Over the course of 90,000 years, the heavy snowfall allowed the icy layers to build upon each other and the ice grew taller. Gravity brought it down under its own weight, bringing the mass southward.

“Ice had to build high enough to flow down to Connecticut,” Thompson said. And when it did, it came as a wall that stretched from Cape Cod to North Dakota, dragging boulders and sediment in its wake.

Thompson identified the glacier’s legacy in the shapes of local valleys, often plowed out into the characteristic U-shape. Hills in New England often go up gradually on their north sides before plunging in steeply in the south, evidence of glacial plucking, where the glacier snatches away material from the far ends of outcroppings as it rolls over them.

Places such as the Ledyard Boulder Train off Whalehead Road, are a type of glacial deposit called a moraine. Oftentimes, Thompson said, boulders will not match up with the bedrock, indicating that they had to have been dragged from elsewhere. Even the north-south tendency of rivers in the East is simply duplicating the direction of glacial flow.

Not only did this movement scour the land—“ the equivalent of a giant strip of sand paper”— but it also left deposits, which we know today as Long Island, Fisher’s Island and Martha’s Vineyard. The area that is Long Island Sound today was once a fresh-water “Lake Connecticut,” before it emptied out through The Race, between Long Island and Fisher’s Island.

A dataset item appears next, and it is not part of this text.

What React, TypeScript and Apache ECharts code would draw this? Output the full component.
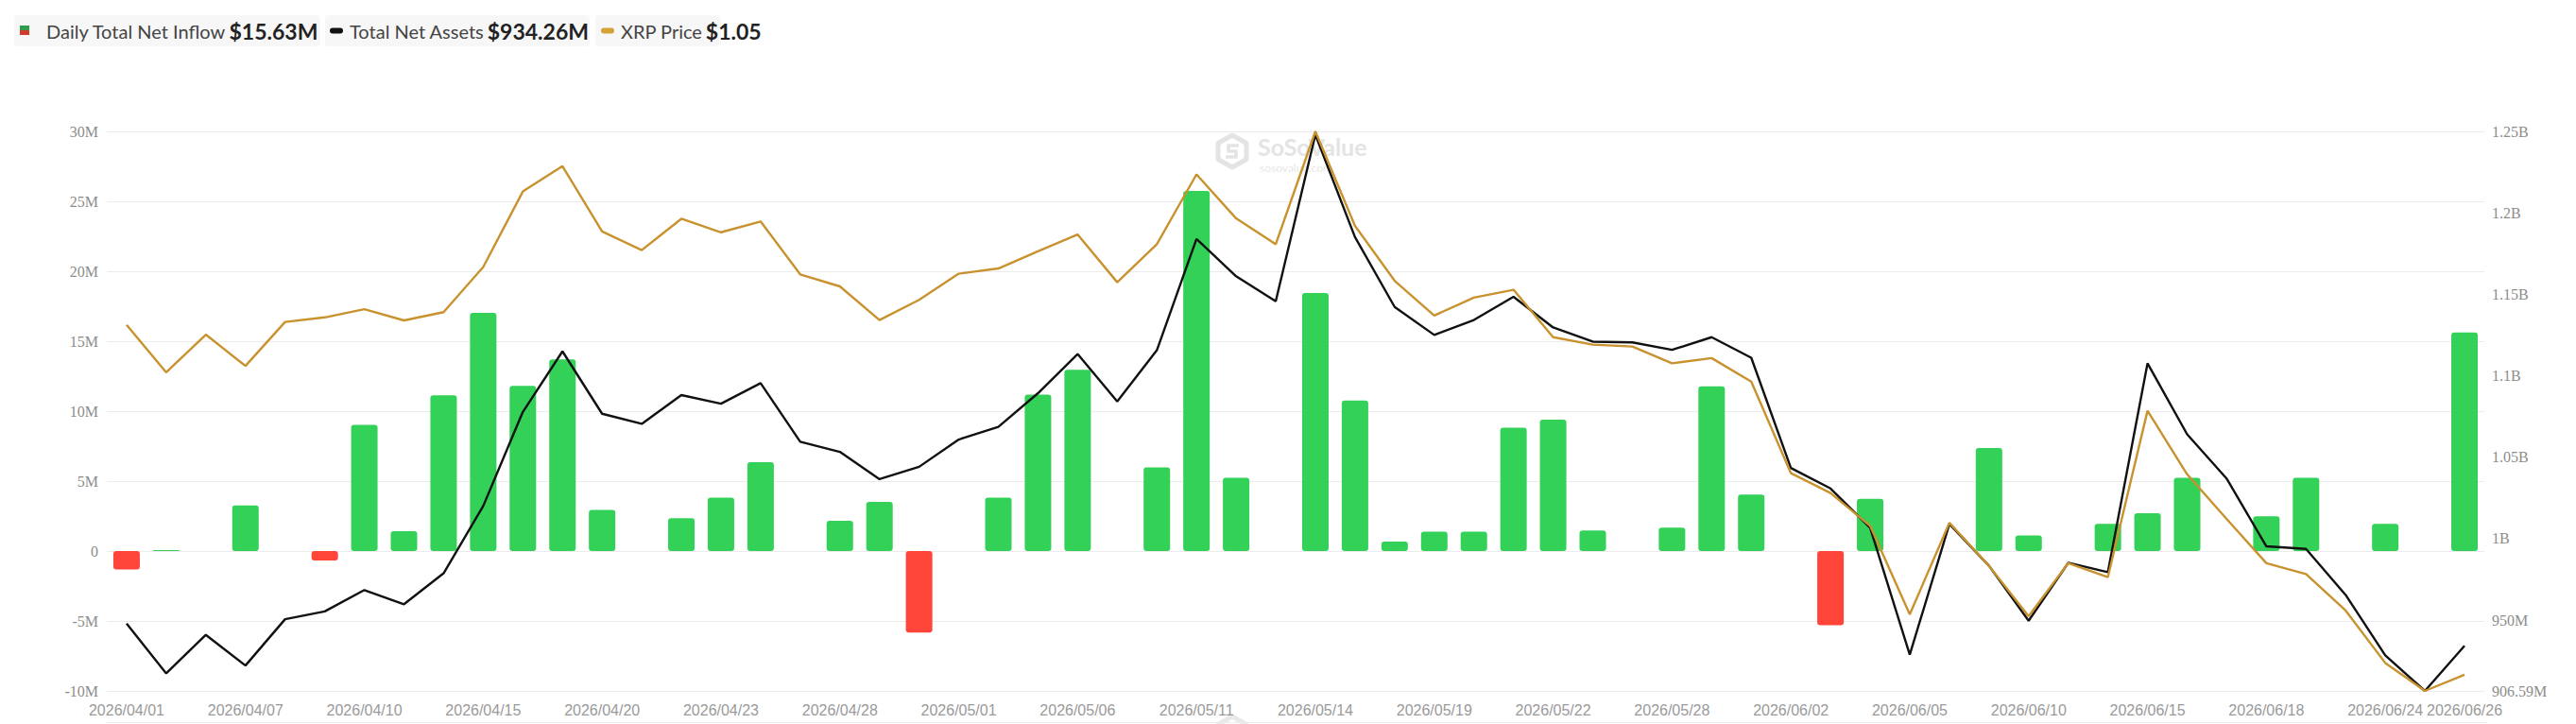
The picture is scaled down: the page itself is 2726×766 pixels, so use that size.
import React, { useEffect, useRef } from "react";
import * as echarts from "echarts";

const dates = [
  "2026/04/01", "2026/04/02", "2026/04/06", "2026/04/07", "2026/04/08", "2026/04/09", "2026/04/10",
  "2026/04/13", "2026/04/14", "2026/04/15", "2026/04/16", "2026/04/17", "2026/04/20", "2026/04/21",
  "2026/04/22", "2026/04/23", "2026/04/24", "2026/04/27", "2026/04/28", "2026/04/29", "2026/04/30",
  "2026/05/01", "2026/05/04", "2026/05/05", "2026/05/06", "2026/05/07", "2026/05/08", "2026/05/11",
  "2026/05/12", "2026/05/13", "2026/05/14", "2026/05/15", "2026/05/18", "2026/05/19", "2026/05/20",
  "2026/05/21", "2026/05/22", "2026/05/26", "2026/05/27", "2026/05/28", "2026/05/29", "2026/06/01",
  "2026/06/02", "2026/06/03", "2026/06/04", "2026/06/05", "2026/06/08", "2026/06/09", "2026/06/10",
  "2026/06/11", "2026/06/12", "2026/06/15", "2026/06/16", "2026/06/17", "2026/06/18", "2026/06/22",
  "2026/06/23", "2026/06/24", "2026/06/25", "2026/06/26",
];

// Daily total net inflow, millions USD
const netInflowM = [
  -1.31, 0.06, 0, 3.26, 0, -0.67, 9.02, 1.42, 11.13, 17.03, 11.8, 13.7, 2.94, 0, 2.35, 3.82, 6.35, 0,
  2.16, 3.52, -5.82, 0, 3.82, 11.19, 12.95, 0, 5.98, 25.74, 5.23, 0, 18.45, 10.76, 0.67, 1.39, 1.39,
  8.81, 9.4, 1.47, 0, 1.68, 11.77, 4.03, 0, -5.31, 3.74, 0, 0, 7.37, 1.12, 0, 1.95, 2.7, 5.23, 0, 2.48,
  5.23, 0, 1.95, 0, 15.63,
];

// Total net assets, millions USD
const netAssetsM = [
  947.86, 917.36, 940.98, 922.18, 950.61, 955.42, 968.49, 959.78, 978.8, 1020.07, 1077.84, 1114.98,
  1076.69, 1070.5, 1088.16, 1082.88, 1095.49, 1059.5, 1053.31, 1036.57, 1044.14, 1060.88, 1068.67,
  1089.3, 1113.37, 1084.26, 1115.67, 1183.98, 1161.06, 1145.7, 1248.0, 1185.13, 1142.26, 1125.07,
  1134.24, 1148.45, 1129.65, 1120.94, 1120.48, 1115.9, 1123.69, 1111.08, 1043.45, 1030.84, 1006.77,
  928.83, 1009.06, 983.39, 949.69, 985.22, 979.49, 1107.64, 1064.08, 1036.8, 995.31, 993.71, 965.51,
  928.37, 906.59, 934.26,
];

// XRP price, USD
const xrpPrice = [
  1.3526, 1.3116, 1.3442, 1.3171, 1.3552, 1.3591, 1.3662, 1.3565, 1.3636, 1.4027, 1.468, 1.4899,
  1.4334, 1.4173, 1.4444, 1.4327, 1.4421, 1.3963, 1.3859, 1.3568, 1.3743, 1.3969, 1.4014, 1.4163,
  1.4308, 1.3895, 1.4224, 1.4828, 1.4447, 1.4224, 1.52, 1.4383, 1.3908, 1.3607, 1.3762, 1.383, 1.342,
  1.3355, 1.3339, 1.3194, 1.3239, 1.3035, 1.2244, 1.2072, 1.1788, 1.1022, 1.1814, 1.1442, 1.1006,
  1.1465, 1.1345, 1.2783, 1.2234, 1.1846, 1.1465, 1.1371, 1.1055, 1.0602, 1.036, 1.05,
];

const leftAxisRangeM = [-10, 30];
const leftAxisStepM = 5;
const rightAxisMaxM = 1250;
const rightAxisStepM = 50;

const GREEN = "#34d158";
const RED = "#ff453a";
const GOLD = "#c8922e";
const BLACK = "#111111";
const SERIF = "'Liberation Serif', 'Times New Roman', Times, serif";

function fmtRight(v: number): string {
  if (v >= 1e9) return parseFloat((v / 1e9).toFixed(2)) + "B";
  return parseFloat((v / 1e6).toFixed(2)) + "M";
}
function fmtLeft(v: number): string {
  if (v === 0) return "0";
  return parseFloat((v / 1e6).toFixed(2)) + "M";
}

export default function App() {
  const ref = useRef<HTMLDivElement>(null);

  useEffect(() => {
    if (!ref.current) return;
    const chart = echarts.init(ref.current, undefined, { renderer: "svg" });

    const lastInflow = netInflowM[netInflowM.length - 1];
    const lastAssets = netAssetsM[netAssetsM.length - 1];
    const lastPrice = xrpPrice[xrpPrice.length - 1];
    const naMin = Math.round(Math.min(...netAssetsM) * 1e6);

    const legendFont = "Lato";
    const rich = {
      l: { fontFamily: legendFont, fontSize: 20, fill: "#444", verticalAlign: "middle" },
      v: { fontFamily: legendFont, fontSize: 23, fontWeight: "bold", fill: "#222", verticalAlign: "middle" },
    };
    const graphic: any[] = [
      // legend item 1
      { type: "rect", shape: { x: 15, y: 16, width: 324, height: 33, r: 4 }, style: { fill: "#f7f7f7" }, silent: true },
      { type: "rect", shape: { x: 21, y: 27, width: 10, height: 5 }, style: { fill: "#2f9d4c" } },
      { type: "rect", shape: { x: 21, y: 32, width: 10, height: 5 }, style: { fill: "#d23a2c" } },
      {
        type: "text", x: 49, y: 33,
        style: { text: "{l|Daily Total Net Inflow} {v|$" + lastInflow.toFixed(2) + "M}", verticalAlign: "middle", rich },
      },
      // legend item 2
      { type: "rect", shape: { x: 344, y: 16, width: 280, height: 33, r: 4 }, style: { fill: "#f7f7f7" }, silent: true },
      { type: "rect", shape: { x: 349, y: 29.5, width: 14, height: 6, r: 3 }, style: { fill: BLACK } },
      {
        type: "text", x: 370, y: 33,
        style: { text: "{l|Total Net Assets} {v|$" + lastAssets.toFixed(2) + "M}", verticalAlign: "middle", rich },
      },
      // legend item 3
      { type: "rect", shape: { x: 630, y: 16, width: 133, height: 33, r: 4 }, style: { fill: "#f7f7f7" }, silent: true },
      { type: "rect", shape: { x: 636, y: 29.5, width: 14, height: 6, r: 3 }, style: { fill: "#d6a236" } },
      {
        type: "text", x: 657, y: 33,
        style: { text: "{l|XRP Price} {v|$" + lastPrice.toFixed(2) + "}", verticalAlign: "middle", rich },
      },
      // watermark top
      {
        type: "polygon", silent: true,
        shape: { points: [[1304, 143], [1319, 151.5], [1319, 168.5], [1304, 177], [1289, 168.5], [1289, 151.5]] },
        style: { fill: "none", stroke: "#e4e4e4", lineWidth: 5, lineJoin: "round" },
      },
      {
        type: "polyline", silent: true,
        shape: { points: [[1311, 154], [1300, 154], [1300, 160], [1308, 160], [1308, 166], [1297, 166]] },
        style: { fill: "none", stroke: "#e4e4e4", lineWidth: 3.5 },
      },
      {
        type: "text", x: 1331, y: 155, silent: true,
        style: { text: "SoSoValue", fontFamily: "Lato", fontWeight: "bold", fontSize: 25, fill: "#e4e4e4", verticalAlign: "middle" },
      },
      {
        type: "text", x: 1333, y: 177, silent: true,
        style: { text: "sosovalue.com", fontFamily: "Lato", fontSize: 12, fill: "#e8e8e8", verticalAlign: "middle" },
      },
      // watermark bottom (cut off by the page edge)
      {
        type: "polygon", silent: true,
        shape: { points: [[1304, 758], [1319, 766.5], [1319, 783.5], [1304, 792], [1289, 783.5], [1289, 766.5]] },
        style: { fill: "none", stroke: "#e8e8e8", lineWidth: 5, lineJoin: "round" },
      },
      // bottom separator
      {
        type: "line", silent: true,
        shape: { x1: 113, y1: 764.5, x2: 2632, y2: 764.5 },
        style: { stroke: "#ececec", lineWidth: 1 },
      },
    ];

    const option: any = {
      animation: false,
      backgroundColor: "#ffffff",
      grid: { left: 113, right: 97, top: 139, bottom: 35, containLabel: false },
      xAxis: {
        type: "category",
        data: dates,
        boundaryGap: true,
        axisLine: { show: false },
        axisTick: { show: false },
        axisLabel: {
          interval: (i: number) => i % 3 === 0 || i === dates.length - 1,
          color: "#9a9a9a",
          fontFamily: "'Liberation Sans', Arial, sans-serif",
          fontSize: 16,
          margin: 12,
        },
      },
      yAxis: [
        {
          type: "value",
          position: "left",
          min: leftAxisRangeM[0] * 1e6,
          max: leftAxisRangeM[1] * 1e6,
          interval: leftAxisStepM * 1e6,
          axisLine: { show: false },
          axisTick: { show: false },
          axisLabel: { formatter: fmtLeft, color: "#8c8c8c", fontFamily: SERIF, fontSize: 16, margin: 9 },
          splitLine: { show: true, lineStyle: { color: "#ebebeb", width: 1.2 } },
        },
        {
          type: "value",
          position: "right",
          min: naMin,
          max: rightAxisMaxM * 1e6,
          minInterval: rightAxisStepM * 1e6,
          maxInterval: rightAxisStepM * 1e6,
          axisLine: { show: false },
          axisTick: { show: false },
          axisLabel: { formatter: fmtRight, color: "#8c8c8c", fontFamily: SERIF, fontSize: 16, margin: 8, showMinLabel: true, showMaxLabel: true },
          splitLine: { show: false },
        },
        {
          type: "value",
          show: false,
          min: "dataMin",
          max: "dataMax",
          splitLine: { show: false },
        },
      ],
      series: [
        {
          name: "Daily Total Net Inflow",
          type: "bar",
          yAxisIndex: 0,
          barWidth: 28,
          data: netInflowM.map((v) => ({
            value: v * 1e6,
            itemStyle: { color: v >= 0 ? GREEN : RED, borderRadius: 3 },
          })),
          z: 2,
        },
        {
          name: "Total Net Assets",
          type: "line",
          yAxisIndex: 1,
          data: netAssetsM.map((v) => Math.round(v * 1e6)),
          symbol: "none",
          showSymbol: false,
          lineStyle: { color: BLACK, width: 2.4 },
          itemStyle: { color: BLACK },
          z: 3,
        },
        {
          name: "XRP Price",
          type: "line",
          yAxisIndex: 2,
          data: xrpPrice,
          symbol: "none",
          showSymbol: false,
          lineStyle: { color: GOLD, width: 2.4 },
          itemStyle: { color: GOLD },
          z: 4,
        },
      ],
      graphic,
    };

    chart.setOption(option);
    return () => chart.dispose();
  }, []);

  return (
    <div
      ref={ref}
      style={{ position: "absolute", left: 0, top: 0, width: 2726, height: 766, background: "#fff" }}
    />
  );
}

“There was a time you could’ve walked upon the bottom of Long Island Sound,” Thompson said.

Moving up to the present day, Thompson told the audience that the vast number of today’s glaciers are in retreat, so much so that scientists looking to study advancing glaciers have been hard-pressed to find any.

“The most logical explanation is that the climate is warming,” he said, though he also said that the course of climate change remained unpredictable, and that he was a skeptic of climate modeling.

Retreating glaciers today could disrupt water supplies for populations living beneath the Himalayas and others that depend on glacial runoff to fill their rivers.

Melting glaciers in Greenland and Antarctica could also raise sea levels.

“Just a few feet of rise can make a big difference,” Thompson said. Ecosystems built around the water’s edge such as tidal marshes and the Everglades could be wiped out by even a small change.

In terms of a local impact, he showed pictures of Groton Long Point and Mystic Seaport, both of which are vulnerable to rising seas.

Unlike floating ice, which already displaces water, melting glaciers create a large net rise. “It’s the ice on land that will be a problem.” Thompson said.